(Records with drawing code)
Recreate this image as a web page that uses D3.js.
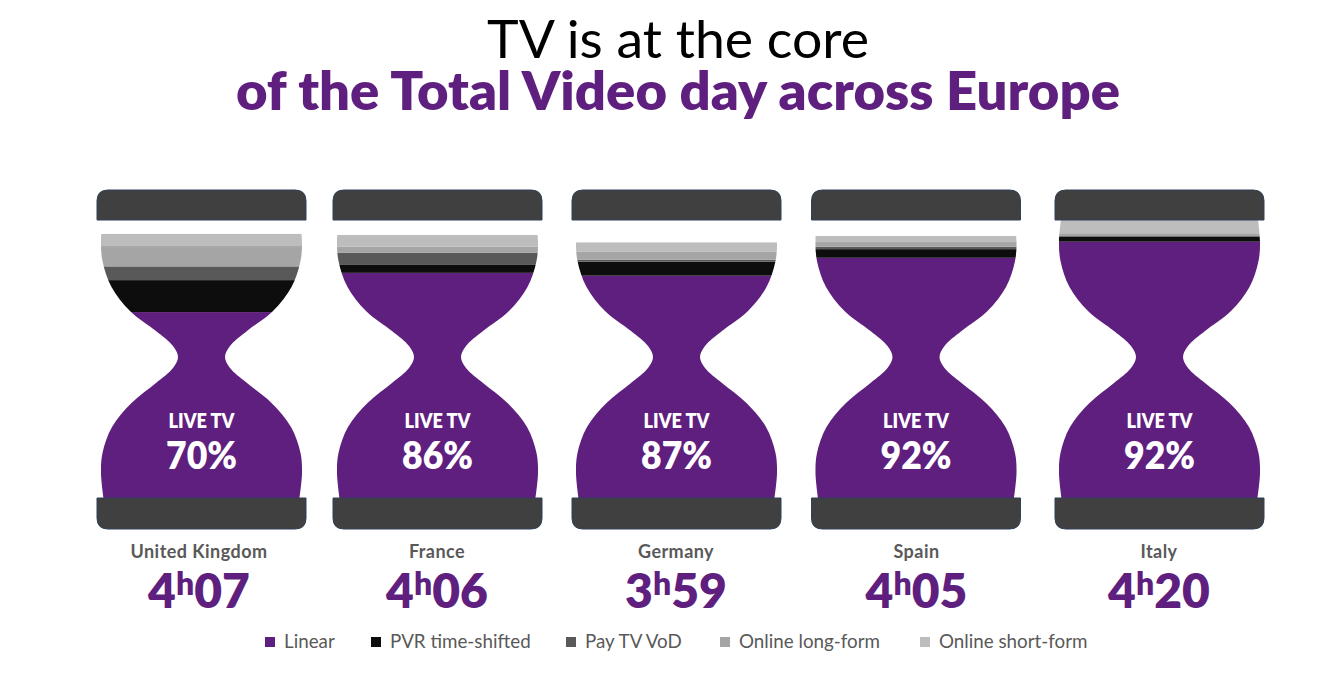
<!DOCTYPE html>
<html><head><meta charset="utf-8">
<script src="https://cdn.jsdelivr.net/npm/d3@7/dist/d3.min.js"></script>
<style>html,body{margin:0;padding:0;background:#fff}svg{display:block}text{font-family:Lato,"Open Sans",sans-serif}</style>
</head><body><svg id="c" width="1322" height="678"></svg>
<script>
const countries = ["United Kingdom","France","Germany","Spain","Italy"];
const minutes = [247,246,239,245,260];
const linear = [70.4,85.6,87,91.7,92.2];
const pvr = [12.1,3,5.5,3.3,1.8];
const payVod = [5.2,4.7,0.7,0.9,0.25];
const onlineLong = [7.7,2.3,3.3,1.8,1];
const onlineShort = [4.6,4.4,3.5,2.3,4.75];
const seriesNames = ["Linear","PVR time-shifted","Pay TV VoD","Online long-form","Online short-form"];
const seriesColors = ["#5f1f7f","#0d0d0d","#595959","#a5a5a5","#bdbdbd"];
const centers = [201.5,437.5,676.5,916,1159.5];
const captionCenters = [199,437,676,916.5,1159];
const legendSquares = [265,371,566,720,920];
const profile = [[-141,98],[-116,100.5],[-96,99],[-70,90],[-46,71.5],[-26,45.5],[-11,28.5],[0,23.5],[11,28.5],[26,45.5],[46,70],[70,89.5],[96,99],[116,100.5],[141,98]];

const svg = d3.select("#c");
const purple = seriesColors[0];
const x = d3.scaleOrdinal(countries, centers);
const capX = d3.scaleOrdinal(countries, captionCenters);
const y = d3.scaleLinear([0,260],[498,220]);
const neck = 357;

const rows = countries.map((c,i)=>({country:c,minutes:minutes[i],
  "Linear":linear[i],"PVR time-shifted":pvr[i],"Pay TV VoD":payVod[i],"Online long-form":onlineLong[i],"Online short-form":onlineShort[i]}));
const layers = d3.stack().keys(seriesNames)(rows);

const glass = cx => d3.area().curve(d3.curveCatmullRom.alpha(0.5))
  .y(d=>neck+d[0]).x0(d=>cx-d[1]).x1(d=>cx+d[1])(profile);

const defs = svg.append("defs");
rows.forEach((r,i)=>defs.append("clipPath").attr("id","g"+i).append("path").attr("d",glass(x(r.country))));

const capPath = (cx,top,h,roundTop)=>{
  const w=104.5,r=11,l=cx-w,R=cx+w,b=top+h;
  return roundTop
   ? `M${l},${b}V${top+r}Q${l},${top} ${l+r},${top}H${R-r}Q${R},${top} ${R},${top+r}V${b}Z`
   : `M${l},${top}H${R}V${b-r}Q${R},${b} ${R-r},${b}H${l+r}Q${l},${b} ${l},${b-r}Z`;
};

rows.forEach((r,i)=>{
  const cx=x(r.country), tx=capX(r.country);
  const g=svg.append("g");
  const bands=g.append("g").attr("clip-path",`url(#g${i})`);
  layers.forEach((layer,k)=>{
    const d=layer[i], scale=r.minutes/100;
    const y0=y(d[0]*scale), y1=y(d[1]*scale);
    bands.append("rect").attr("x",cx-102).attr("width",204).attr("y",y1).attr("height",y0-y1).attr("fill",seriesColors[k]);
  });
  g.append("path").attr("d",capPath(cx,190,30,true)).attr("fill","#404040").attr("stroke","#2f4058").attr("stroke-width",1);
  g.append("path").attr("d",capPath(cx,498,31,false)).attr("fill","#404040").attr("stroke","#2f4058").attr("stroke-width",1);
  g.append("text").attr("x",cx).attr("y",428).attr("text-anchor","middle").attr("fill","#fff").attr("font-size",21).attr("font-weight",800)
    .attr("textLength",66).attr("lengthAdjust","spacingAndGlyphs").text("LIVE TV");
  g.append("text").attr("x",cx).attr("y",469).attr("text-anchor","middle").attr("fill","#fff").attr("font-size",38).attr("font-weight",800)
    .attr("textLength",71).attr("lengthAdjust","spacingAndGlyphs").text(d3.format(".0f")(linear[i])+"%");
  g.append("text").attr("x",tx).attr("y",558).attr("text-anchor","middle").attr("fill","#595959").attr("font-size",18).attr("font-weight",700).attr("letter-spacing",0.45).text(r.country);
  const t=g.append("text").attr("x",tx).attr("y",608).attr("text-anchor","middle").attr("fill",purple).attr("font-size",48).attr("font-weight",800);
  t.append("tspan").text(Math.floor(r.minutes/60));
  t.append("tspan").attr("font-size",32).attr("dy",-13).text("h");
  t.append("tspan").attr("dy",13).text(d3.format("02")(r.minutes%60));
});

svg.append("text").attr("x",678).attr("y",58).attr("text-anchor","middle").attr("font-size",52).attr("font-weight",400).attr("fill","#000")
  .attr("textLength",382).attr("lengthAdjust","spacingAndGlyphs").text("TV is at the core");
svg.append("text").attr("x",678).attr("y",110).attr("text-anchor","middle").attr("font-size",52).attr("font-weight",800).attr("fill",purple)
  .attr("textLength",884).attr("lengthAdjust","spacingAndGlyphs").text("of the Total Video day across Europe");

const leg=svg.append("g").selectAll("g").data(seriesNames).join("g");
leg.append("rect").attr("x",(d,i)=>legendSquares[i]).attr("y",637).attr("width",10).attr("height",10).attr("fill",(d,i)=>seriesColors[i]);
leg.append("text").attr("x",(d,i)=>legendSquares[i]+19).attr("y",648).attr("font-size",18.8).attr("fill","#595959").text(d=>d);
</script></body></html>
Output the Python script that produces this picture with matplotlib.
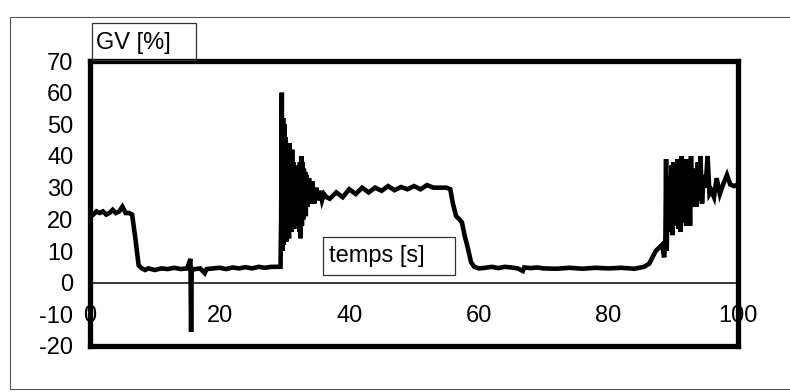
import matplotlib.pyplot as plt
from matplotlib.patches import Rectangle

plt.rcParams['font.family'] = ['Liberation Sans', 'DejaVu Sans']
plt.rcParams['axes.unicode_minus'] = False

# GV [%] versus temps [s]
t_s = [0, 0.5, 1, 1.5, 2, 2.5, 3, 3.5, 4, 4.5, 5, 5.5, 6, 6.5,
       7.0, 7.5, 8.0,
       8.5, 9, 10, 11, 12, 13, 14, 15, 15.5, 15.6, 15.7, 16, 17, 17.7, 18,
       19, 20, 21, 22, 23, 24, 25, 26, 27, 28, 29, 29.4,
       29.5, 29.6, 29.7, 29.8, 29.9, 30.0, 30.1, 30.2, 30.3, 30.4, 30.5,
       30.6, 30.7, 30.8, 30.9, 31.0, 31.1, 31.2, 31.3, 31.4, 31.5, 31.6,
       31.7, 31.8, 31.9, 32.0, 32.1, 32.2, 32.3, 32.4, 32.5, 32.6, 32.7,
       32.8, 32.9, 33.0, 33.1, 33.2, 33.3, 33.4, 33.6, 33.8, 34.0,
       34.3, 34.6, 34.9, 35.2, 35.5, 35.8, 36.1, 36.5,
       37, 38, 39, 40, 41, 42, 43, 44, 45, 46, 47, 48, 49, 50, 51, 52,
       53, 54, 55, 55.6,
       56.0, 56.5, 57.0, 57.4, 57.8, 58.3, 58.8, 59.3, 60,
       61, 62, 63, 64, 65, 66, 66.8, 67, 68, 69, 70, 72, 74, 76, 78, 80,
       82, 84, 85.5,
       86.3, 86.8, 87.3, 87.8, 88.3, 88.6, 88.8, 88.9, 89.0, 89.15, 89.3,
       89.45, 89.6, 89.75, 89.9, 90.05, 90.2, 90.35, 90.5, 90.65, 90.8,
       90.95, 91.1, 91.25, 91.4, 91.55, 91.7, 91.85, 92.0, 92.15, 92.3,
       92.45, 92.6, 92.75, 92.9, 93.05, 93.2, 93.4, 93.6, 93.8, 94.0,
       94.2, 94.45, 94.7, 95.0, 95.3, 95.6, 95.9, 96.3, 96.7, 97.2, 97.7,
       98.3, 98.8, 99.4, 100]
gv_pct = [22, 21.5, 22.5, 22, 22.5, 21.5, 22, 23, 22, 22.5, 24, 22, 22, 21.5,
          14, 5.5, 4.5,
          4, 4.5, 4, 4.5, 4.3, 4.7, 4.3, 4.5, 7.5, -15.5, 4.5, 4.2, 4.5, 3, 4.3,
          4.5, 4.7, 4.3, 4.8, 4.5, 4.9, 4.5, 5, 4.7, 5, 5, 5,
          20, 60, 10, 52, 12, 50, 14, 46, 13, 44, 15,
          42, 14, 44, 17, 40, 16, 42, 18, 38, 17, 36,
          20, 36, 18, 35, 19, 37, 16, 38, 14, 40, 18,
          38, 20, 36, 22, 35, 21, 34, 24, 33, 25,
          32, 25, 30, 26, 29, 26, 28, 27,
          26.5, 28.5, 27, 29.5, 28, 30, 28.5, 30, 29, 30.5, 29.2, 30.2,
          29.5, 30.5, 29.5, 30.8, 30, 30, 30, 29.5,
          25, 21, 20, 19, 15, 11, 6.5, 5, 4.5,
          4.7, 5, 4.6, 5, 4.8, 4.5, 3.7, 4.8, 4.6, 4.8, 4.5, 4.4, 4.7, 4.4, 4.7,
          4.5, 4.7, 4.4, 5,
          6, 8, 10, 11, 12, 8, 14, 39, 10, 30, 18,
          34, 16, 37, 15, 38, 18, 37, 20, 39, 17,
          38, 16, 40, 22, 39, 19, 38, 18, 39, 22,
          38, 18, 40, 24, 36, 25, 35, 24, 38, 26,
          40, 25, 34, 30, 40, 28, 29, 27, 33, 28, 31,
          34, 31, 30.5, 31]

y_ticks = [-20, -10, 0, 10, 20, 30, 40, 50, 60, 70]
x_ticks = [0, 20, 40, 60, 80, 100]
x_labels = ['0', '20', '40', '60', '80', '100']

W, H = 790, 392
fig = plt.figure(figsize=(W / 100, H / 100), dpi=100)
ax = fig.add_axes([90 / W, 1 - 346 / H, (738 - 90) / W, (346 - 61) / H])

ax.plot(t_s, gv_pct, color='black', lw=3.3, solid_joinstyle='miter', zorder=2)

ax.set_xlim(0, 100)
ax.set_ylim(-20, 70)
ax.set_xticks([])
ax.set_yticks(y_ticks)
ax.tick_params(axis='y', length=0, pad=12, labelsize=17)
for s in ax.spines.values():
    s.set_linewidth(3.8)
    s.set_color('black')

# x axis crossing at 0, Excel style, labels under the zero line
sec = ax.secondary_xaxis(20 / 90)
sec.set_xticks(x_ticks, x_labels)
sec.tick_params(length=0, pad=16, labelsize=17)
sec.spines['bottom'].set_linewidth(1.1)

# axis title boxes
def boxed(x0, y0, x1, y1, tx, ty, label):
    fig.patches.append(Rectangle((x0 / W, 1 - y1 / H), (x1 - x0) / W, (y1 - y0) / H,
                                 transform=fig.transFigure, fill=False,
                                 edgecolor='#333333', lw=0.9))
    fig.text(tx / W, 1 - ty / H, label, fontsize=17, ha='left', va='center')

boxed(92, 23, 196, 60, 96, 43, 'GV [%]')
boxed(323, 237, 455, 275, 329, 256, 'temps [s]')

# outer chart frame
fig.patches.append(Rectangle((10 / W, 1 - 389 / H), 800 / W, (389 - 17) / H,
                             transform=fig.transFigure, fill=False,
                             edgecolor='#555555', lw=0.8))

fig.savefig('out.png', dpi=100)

*Stated problem*
The lines to reproduce run from the one above containing "Output the Python" through the one containing "plt.rcParams['axes.unicode_minus'] = False". Copy them exactly and leave out all pictures.

*Response to this exercise*
Output the Python script that produces this picture with matplotlib.
import matplotlib.pyplot as plt
from matplotlib.patches import Rectangle

plt.rcParams['font.family'] = ['Liberation Sans', 'DejaVu Sans']
plt.rcParams['axes.unicode_minus'] = False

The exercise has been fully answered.